In Focus: The Arbosana Olive

Arbosana started life as a minor Catalan variety and ended up planted in trellised hedges from Spain to Australia to California. It owes that career to one trait: it suits super-high-density farming. The oil is genuinely good — but the story of Arbosana is really the story of how olive oil got industrialised.
The hedge-row olive
The Arbosana is a small-fruited Catalan cultivar, traditionally grown around Tarragona. Its modern fame comes from its compact, low-vigour habit and early bearing, which make it ideal for super-high-density (SHD) groves — the trellised hedges harvested by straddle machines, like a vineyard. Alongside Arbequina, Arbosana became one of the two workhorses of this system, planted at thousands of trees per hectare and cropped by machine within a few years. That is why a small Spanish olive now grows in California, Portugal, Chile and Australia: it was bred, in effect, for the economics of mechanisation.

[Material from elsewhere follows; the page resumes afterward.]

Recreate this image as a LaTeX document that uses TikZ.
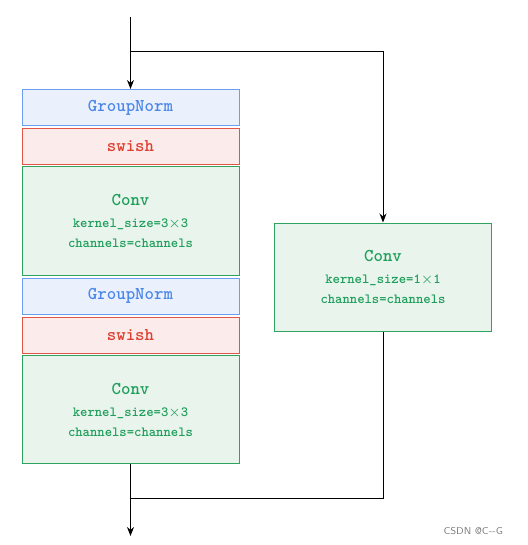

A better oil than it needed to be
The convenient thing about Arbosana is that the oil is worth drinking. It is more aromatic and a touch more robust than the famously soft Arbequina it’s often paired with: medium fruitiness, notes of green almond, banana and fresh herbs, a mild bitterness and gentle pepper. Single-variety Arbosana oils have a pleasant balance that belies their industrial origins. The catch is the one common to all SHD oils — they are made at scale and turn over fast, so freshness and a clear harvest date matter more than any romance about the grove.
Arbosana is a fine all-rounder: mild enough for a vinaigrette or mayonnaise, aromatic enough to finish a dish. If you usually buy Arbequina and find it a little flat, try an Arbosana bottling instead — you keep the approachable softness but gain a bit more green-almond character. As with any high-density oil, buy recent harvest and don’t hoard it.
Based on the International Olive Council variety catalogue and SHD agronomic literature.